Divagaciones sobre los libros y los gatos

Los gatos y la sífilis son recurrencias que marcan la literatura del XIX. Ciertamente, antes estuvo la tuberculosis pero a la larga será característico el libertino envejecido que pasa los días en su gabinete con un libro de Renan mientras el gato busca la manta o el tobillo o frota su lomo en las encuadernaciones nobles. El gato es animal más bibliotecario que literario: a diferencia de otros animales propios de la biosfera del estudio –ratones, insectos bibliófagos, asistentas-, el gato generalmente no ataca los libros, no los araña ni los muerde. A veces es una pena: es famoso el caso del amateur anti-moderno que abandonaba a los dientes de su dogo danés cada libro que le regalaban de Cortázar.

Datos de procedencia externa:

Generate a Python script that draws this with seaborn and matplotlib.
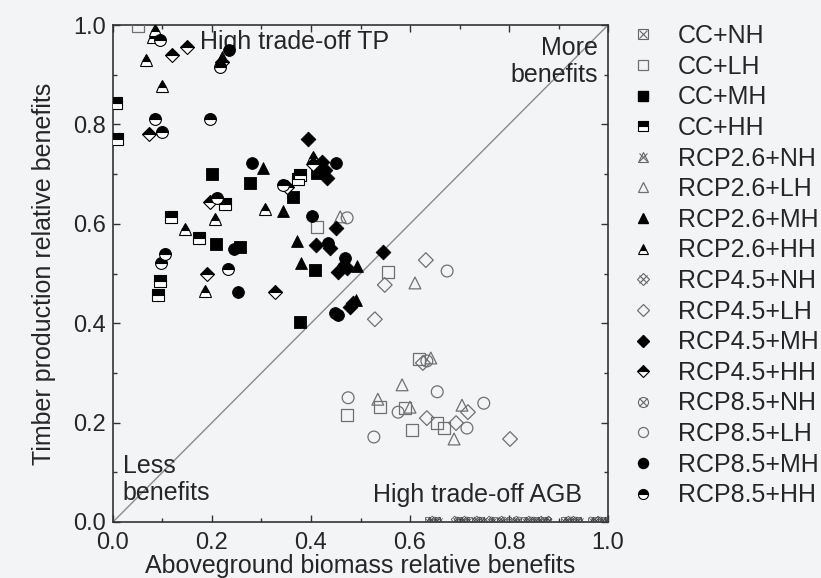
import numpy as np
import matplotlib
matplotlib.use("Agg")
import matplotlib.pyplot as plt
from matplotlib.lines import Line2D
from matplotlib.legend_handler import HandlerTuple
import seaborn as sns

# ---- data (x = aboveground biomass, y = timber production) ----
cc_lh_x = [0.05, 0.412, 0.556, 0.618, 0.539, 0.59, 0.655, 0.669, 0.604, 0.473]
cc_lh_y = [0.998, 0.594, 0.503, 0.328, 0.231, 0.229, 0.199, 0.189, 0.185, 0.215]
cc_mh_x = [0.2, 0.277, 0.364, 0.208, 0.256, 0.378, 0.412, 0.408]
cc_mh_y = [0.70, 0.682, 0.654, 0.56, 0.553, 0.402, 0.702, 0.507]
cc_hh_x = [0.006, 0.008, 0.378, 0.374, 0.226, 0.117, 0.174, 0.095, 0.091]
cc_hh_y = [0.843, 0.77, 0.698, 0.69, 0.64, 0.614, 0.571, 0.485, 0.457]

r26_lh_x = [0.459, 0.61, 0.642, 0.584, 0.535, 0.60, 0.705, 0.689]
r26_lh_y = [0.614, 0.481, 0.33, 0.276, 0.247, 0.231, 0.235, 0.167]
r26_mh_x = [0.303, 0.343, 0.372, 0.38, 0.493, 0.491, 0.22]
r26_mh_y = [0.712, 0.626, 0.565, 0.521, 0.515, 0.447, 0.935]
r26_hh_x = [0.085, 0.08, 0.067, 0.10, 0.206, 0.307, 0.145, 0.186, 0.404]
r26_hh_y = [0.99, 0.975, 0.93, 0.877, 0.61, 0.63, 0.59, 0.465, 0.734]

r45_lh_x = [0.549, 0.529, 0.632, 0.626, 0.717, 0.634, 0.693, 0.802]
r45_lh_y = [0.477, 0.408, 0.527, 0.32, 0.221, 0.209, 0.199, 0.167]
r45_mh_x = [0.394, 0.422, 0.428, 0.432, 0.45, 0.41, 0.438, 0.455, 0.473, 0.545, 0.479, 0.485]
r45_mh_y = [0.771, 0.724, 0.708, 0.692, 0.592, 0.557, 0.551, 0.503, 0.511, 0.543, 0.433, 0.44]
r45_hh_x = [0.12, 0.15, 0.073, 0.196, 0.19, 0.327, 0.404, 0.351, 0.22]
r45_hh_y = [0.94, 0.955, 0.78, 0.644, 0.50, 0.463, 0.72, 0.674, 0.925]

r85_lh_x = [0.473, 0.675, 0.634, 0.655, 0.576, 0.749, 0.715, 0.527, 0.475]
r85_lh_y = [0.612, 0.505, 0.324, 0.262, 0.221, 0.239, 0.189, 0.171, 0.25]
r85_mh_x = [0.281, 0.244, 0.253, 0.45, 0.402, 0.434, 0.469, 0.465, 0.448, 0.455, 0.235]
r85_mh_y = [0.722, 0.549, 0.463, 0.722, 0.616, 0.561, 0.531, 0.513, 0.42, 0.416, 0.95]
r85_hh_x = [0.095, 0.085, 0.196, 0.10, 0.216, 0.343, 0.21, 0.105, 0.097, 0.232]
r85_hh_y = [0.97, 0.81, 0.81, 0.785, 0.915, 0.678, 0.652, 0.54, 0.521, 0.509]

# no harvest -> no timber, all sit on the x axis
cc_nh_x = [0.635, 0.655, 0.70, 0.72, 0.745, 0.77, 0.80, 0.83, 0.855, 0.87, 0.91, 0.94, 0.975, 0.99]
r26_nh_x = [0.64, 0.66, 0.705, 0.73, 0.75, 0.78, 0.81, 0.835, 0.86, 0.875, 0.915, 0.945, 0.97, 0.995]
r45_nh_x = [0.645, 0.69, 0.71, 0.735, 0.76, 0.785, 0.815, 0.84, 0.865, 0.88, 0.92, 0.93, 0.98, 1.0]
r85_nh_x = [0.65, 0.695, 0.715, 0.74, 0.765, 0.79, 0.82, 0.845, 0.85, 0.88, 0.925, 0.935, 0.985, 0.965]

scenarios = ["CC", "RCP2.6", "RCP4.5", "RCP8.5"]
shapes = {"CC": "s", "RCP2.6": "^", "RCP4.5": "D", "RCP8.5": "o"}

series = {
    "CC": {"NH": cc_nh_x, "LH": (cc_lh_x, cc_lh_y), "MH": (cc_mh_x, cc_mh_y), "HH": (cc_hh_x, cc_hh_y)},
    "RCP2.6": {"NH": r26_nh_x, "LH": (r26_lh_x, r26_lh_y), "MH": (r26_mh_x, r26_mh_y), "HH": (r26_hh_x, r26_hh_y)},
    "RCP4.5": {"NH": r45_nh_x, "LH": (r45_lh_x, r45_lh_y), "MH": (r45_mh_x, r45_mh_y), "HH": (r45_hh_x, r45_hh_y)},
    "RCP8.5": {"NH": r85_nh_x, "LH": (r85_lh_x, r85_lh_y), "MH": (r85_mh_x, r85_mh_y), "HH": (r85_hh_x, r85_hh_y)},
}

sns.set_style("ticks")
plt.rcParams["font.family"] = ["Liberation Sans", "DejaVu Sans"]

bg = "#f2f4f6"
grey = "#707070"
fs = 18
fig = plt.figure(figsize=(8.21, 5.78), dpi=100, facecolor=bg)
ax = fig.add_axes([0.1376, 0.0969, 0.6030, 0.8598], facecolor=bg)

# diagonal
ax.plot([0, 1], [0, 1], color="#8a8a8a", lw=1.0, zorder=1)

msize = 8.5
dsize = 7.5
handles, labels = [], []
for sc in scenarios:
    m = shapes[sc]
    ms = dsize if m == "D" else msize
    d = series[sc]

    # NH: tiny crossed markers on the x axis
    nx = d["NH"]
    sns.scatterplot(x=nx, y=[0.005] * len(nx), marker=m, s=12, facecolor="none",
                    edgecolor="#444444", linewidth=0.5, ax=ax, zorder=3)
    sns.scatterplot(x=nx, y=[0.005] * len(nx), marker="x", s=9, color="#444444",
                    linewidth=0.5, ax=ax, zorder=3)
    h_nh = (Line2D([], [], marker=m, ls="", ms=ms * 0.85, mfc="none", mec="#666666", mew=0.8),
            Line2D([], [], marker="x", ls="", ms=ms * 0.7, mec="#666666", mew=0.8))

    # LH: open grey
    lx, ly = d["LH"]
    sns.scatterplot(x=lx, y=ly, marker=m, s=ms ** 2, facecolor="none",
                    edgecolor=grey, linewidth=0.9, ax=ax, zorder=3)
    h_lh = Line2D([], [], marker=m, ls="", ms=ms * 0.85, mfc="none", mec=grey, mew=0.9)

    # MH: filled black
    mx, my = d["MH"]
    sns.scatterplot(x=mx, y=my, marker=m, s=ms ** 2, color="black",
                    edgecolor="black", linewidth=0.6, ax=ax, zorder=4)
    h_mh = Line2D([], [], marker=m, ls="", ms=ms * 0.85, mfc="black", mec="black")

    # HH: top half black
    hx, hy = d["HH"]
    ax.plot(hx, hy, marker=m, ls="", ms=ms, fillstyle="top", mfc="black",
            mfcalt="white", mec="black", mew=0.8, zorder=4)
    h_hh = Line2D([], [], marker=m, ls="", ms=ms * 0.85, fillstyle="top", mfc="black",
                  mfcalt="white", mec="black", mew=0.8)

    for lvl, h in zip(["NH", "LH", "MH", "HH"], [h_nh, h_lh, h_mh, h_hh]):
        handles.append(h)
        labels.append(f"{sc}+{lvl}")

ax.set_xlim(0, 1)
ax.set_ylim(0, 1)
ax.set_xticks(np.arange(0, 1.01, 0.2))
ax.set_yticks(np.arange(0, 1.01, 0.2))
ax.set_xticks(np.arange(0.1, 1.0, 0.2), minor=True)
ax.set_yticks(np.arange(0.1, 1.0, 0.2), minor=True)
ax.set_xticklabels(["0.0", "0.2", "0.4", "0.6", "0.8", "1.0"])
ax.set_yticklabels(["0.0", "0.2", "0.4", "0.6", "0.8", "1.0"])
ax.tick_params(which="both", direction="in", top=True, right=True, labelsize=17,
               color="#333333", width=1.0)
ax.tick_params(axis="x", which="major", pad=7)
ax.tick_params(axis="y", which="major", pad=5)
ax.tick_params(which="major", length=5)
ax.tick_params(which="minor", length=3)
for s in ax.spines.values():
    s.set_color("#333333")
    s.set_linewidth(1.2)

ax.set_xlabel("Aboveground biomass relative benefits", fontsize=fs, labelpad=0)
ax.set_ylabel("Timber production relative benefits", fontsize=fs, labelpad=12)

ax.text(0.176, 0.966, "High trade-off TP", fontsize=fs, ha="left", va="center")
ax.text(0.98, 0.978, "More\nbenefits", fontsize=fs, ha="right", va="top", linespacing=1.15)
ax.text(0.02, 0.034, "Less\nbenefits", fontsize=fs, ha="left", va="bottom", linespacing=1.15)
ax.text(0.947, 0.030, "High trade-off AGB", fontsize=fs, ha="right", va="bottom")

fig.legend(handles, labels, loc="upper left", bbox_to_anchor=(630 / 821, 1 - 24 / 578),
           frameon=False, fontsize=fs, labelspacing=0.265, handlelength=1.0,
           handletextpad=0.9, borderpad=0, borderaxespad=0,
           handler_map={tuple: HandlerTuple(ndivide=1)})

fig.savefig("out.png", dpi=100, facecolor=bg)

Los gatos se pasean por las bibliotecas con indiferencia de dama de  bolero: ahora mismo son las siete y media de la mañana de un sábado y mi gato duerme, ajeno a todo saber, entre la Historia del taxi de Madrid de Javier Leralta y las Molestias del trato humano del padre Juan Crisóstomo de Oloriz. Habría que echar rehalas de gatos en esas bibliotecas públicas con ambiente de papel mascado y sudor estudiantil  -esas bibliotecas que casi siempre se llaman Federico García Lorca, para ennoblecerlas un poco. La socialdemocracia ha acabado con nuestras ciudades.

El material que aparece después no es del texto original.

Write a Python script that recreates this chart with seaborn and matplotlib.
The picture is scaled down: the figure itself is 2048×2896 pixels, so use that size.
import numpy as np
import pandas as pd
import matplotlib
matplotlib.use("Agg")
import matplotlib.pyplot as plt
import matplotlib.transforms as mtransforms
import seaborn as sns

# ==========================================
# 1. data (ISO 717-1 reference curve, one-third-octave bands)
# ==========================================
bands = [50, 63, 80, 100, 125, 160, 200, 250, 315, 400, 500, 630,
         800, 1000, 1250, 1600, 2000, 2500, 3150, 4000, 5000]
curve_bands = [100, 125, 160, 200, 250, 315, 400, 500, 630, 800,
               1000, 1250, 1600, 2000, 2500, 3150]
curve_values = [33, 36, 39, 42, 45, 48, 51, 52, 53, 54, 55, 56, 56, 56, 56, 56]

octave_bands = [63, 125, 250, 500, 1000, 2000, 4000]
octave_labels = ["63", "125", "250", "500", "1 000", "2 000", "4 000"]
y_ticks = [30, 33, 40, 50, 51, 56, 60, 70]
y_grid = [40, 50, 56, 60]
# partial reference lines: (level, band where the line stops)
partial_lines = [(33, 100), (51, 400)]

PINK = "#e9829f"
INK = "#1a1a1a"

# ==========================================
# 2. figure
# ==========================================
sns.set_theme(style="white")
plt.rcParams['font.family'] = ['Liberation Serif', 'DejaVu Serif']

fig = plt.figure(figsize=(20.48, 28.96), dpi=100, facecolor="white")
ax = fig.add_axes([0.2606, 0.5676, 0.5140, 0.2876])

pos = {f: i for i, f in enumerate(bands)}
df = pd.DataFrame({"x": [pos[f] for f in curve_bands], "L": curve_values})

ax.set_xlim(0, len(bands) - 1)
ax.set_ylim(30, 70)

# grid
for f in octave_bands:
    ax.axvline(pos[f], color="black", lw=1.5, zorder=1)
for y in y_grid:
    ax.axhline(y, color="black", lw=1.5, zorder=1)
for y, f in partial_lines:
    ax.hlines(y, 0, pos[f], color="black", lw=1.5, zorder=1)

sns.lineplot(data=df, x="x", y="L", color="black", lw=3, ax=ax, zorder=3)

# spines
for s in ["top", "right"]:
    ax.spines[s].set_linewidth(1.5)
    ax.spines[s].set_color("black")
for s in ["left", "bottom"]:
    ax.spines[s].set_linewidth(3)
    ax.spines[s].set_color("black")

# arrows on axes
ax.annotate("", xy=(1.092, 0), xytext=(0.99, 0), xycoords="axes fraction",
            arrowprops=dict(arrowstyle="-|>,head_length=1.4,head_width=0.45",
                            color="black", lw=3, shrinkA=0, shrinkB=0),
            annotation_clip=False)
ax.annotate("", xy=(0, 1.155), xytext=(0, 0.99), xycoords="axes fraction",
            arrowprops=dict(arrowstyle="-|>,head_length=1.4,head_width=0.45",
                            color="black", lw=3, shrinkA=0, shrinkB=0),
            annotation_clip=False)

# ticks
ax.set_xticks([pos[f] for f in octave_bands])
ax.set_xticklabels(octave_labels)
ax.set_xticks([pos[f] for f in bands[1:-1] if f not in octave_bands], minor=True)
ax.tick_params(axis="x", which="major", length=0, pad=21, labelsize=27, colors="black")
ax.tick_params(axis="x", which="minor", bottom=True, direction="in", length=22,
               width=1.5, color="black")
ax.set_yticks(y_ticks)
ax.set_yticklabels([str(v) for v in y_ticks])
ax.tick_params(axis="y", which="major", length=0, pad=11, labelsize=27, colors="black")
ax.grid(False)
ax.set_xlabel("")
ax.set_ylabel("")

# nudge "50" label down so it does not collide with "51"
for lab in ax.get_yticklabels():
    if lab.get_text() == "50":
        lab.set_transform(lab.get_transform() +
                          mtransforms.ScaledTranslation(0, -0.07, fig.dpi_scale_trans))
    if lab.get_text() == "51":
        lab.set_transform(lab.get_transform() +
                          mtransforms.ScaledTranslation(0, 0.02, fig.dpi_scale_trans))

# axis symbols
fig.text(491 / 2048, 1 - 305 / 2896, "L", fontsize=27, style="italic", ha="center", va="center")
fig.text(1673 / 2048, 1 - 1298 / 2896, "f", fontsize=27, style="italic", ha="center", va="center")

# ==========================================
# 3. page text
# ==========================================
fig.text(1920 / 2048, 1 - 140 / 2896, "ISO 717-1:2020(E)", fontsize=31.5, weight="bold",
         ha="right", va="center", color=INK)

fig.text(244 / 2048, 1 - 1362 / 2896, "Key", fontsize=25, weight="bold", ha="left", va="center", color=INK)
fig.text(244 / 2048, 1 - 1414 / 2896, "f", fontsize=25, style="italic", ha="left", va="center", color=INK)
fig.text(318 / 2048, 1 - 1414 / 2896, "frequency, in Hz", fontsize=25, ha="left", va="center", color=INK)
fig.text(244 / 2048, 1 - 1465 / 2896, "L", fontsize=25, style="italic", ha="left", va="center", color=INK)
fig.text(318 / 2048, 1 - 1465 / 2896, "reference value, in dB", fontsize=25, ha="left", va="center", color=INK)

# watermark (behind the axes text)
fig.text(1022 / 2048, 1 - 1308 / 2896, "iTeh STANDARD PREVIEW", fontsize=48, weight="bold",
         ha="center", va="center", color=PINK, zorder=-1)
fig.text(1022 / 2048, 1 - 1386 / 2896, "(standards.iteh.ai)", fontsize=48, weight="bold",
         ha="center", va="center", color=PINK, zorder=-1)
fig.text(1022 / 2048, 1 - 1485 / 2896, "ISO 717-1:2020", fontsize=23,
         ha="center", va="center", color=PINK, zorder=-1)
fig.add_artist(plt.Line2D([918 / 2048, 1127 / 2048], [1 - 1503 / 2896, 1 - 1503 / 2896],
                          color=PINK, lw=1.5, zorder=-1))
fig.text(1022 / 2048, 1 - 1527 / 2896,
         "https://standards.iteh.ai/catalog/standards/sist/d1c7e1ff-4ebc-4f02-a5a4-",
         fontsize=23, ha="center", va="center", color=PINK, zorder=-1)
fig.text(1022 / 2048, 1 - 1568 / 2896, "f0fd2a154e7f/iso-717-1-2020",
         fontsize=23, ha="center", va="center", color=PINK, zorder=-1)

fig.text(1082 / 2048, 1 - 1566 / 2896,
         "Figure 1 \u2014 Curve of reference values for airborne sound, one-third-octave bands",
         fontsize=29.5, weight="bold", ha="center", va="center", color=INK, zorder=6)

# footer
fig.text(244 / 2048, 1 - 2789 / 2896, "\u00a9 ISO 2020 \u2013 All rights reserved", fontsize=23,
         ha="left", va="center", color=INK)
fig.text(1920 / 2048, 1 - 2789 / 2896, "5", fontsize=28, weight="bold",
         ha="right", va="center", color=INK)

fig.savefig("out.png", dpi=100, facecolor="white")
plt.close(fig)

Según Karl von Betchen, “el gato se parece a lo que los escritores querrían ser”: es decir, gentes independientes y caracteres sin sobresaltos. Huxley fue más determinado cuando un joven oxoniense le pidió consejo para iniciar su carrera literaria: “si usted quiere escribir, tenga gatos”. En el sur de Europa el gato es animal tiñoso de exteriores pero en otros países civilizados y lluviosos el gato era animal de ornamentación como su reproducción en porcelana. Ha habido secretas simpatías entre la misantropía, la paz, los gatos, las soledades, los libros y el silencio. Gatófilo ejemplar, Paul Léautaud decía ser el escritor más libre de Francia por ser también el más pobre. En su casa llegó a acumular más de trescientos gatos, recogidos aquí y allá, por los arrabales de París. Los dueños han sido siempre proyectivos y harto pretenciosos con los nombres y algún gato de Colette se llamó Prr y otro se llamó Kiki-La-Doucette. Lilith se llamaba la gata de Mallarmé y uno no sabe en qué pensaba el viejo France al llamar a su gato nada menos que Amílcar. De entre los cristianos, nunca se ha sabido el nombre del gato del Dante pero del de Petrarca se sabe que le escribió un epitafio.

La literatura de la psicodelia tuvo en estima a los gatos porque saben ayunar y saben esperar. Tal vez se trata de un animal muy kármico. En tiempos mejores, son famosos los poemas más felinos de Carlos Baudelaire, con su música maléfica y la rima de magiques con mystiques. Colette y Kipling les dedicarían novelitas; Perucho y Pla algún artículo; Gautier habló de ellos y la heterochromia iridium de sus ojos hubiese fascinado, de saberlo, a Jean Lorrain. Los gatos tienen la mejor estirpe literaria y Pla dejó escrito memorablemente que “todo en el gato es dogma, seriedad y forma eterna”. Por mi parte lamento ser un algo anticlimático y barbárico pero prefiero a las personas aunque sea para detestarlas y mi relación con el gato es muy distante: a veces maúlla que me quiere y otras veces yo especulo con la idea de meterlo en el arroz. Ya no sé qué gastrónomo a contra corriente sentenció ¡"que no nos den liebre por gato!"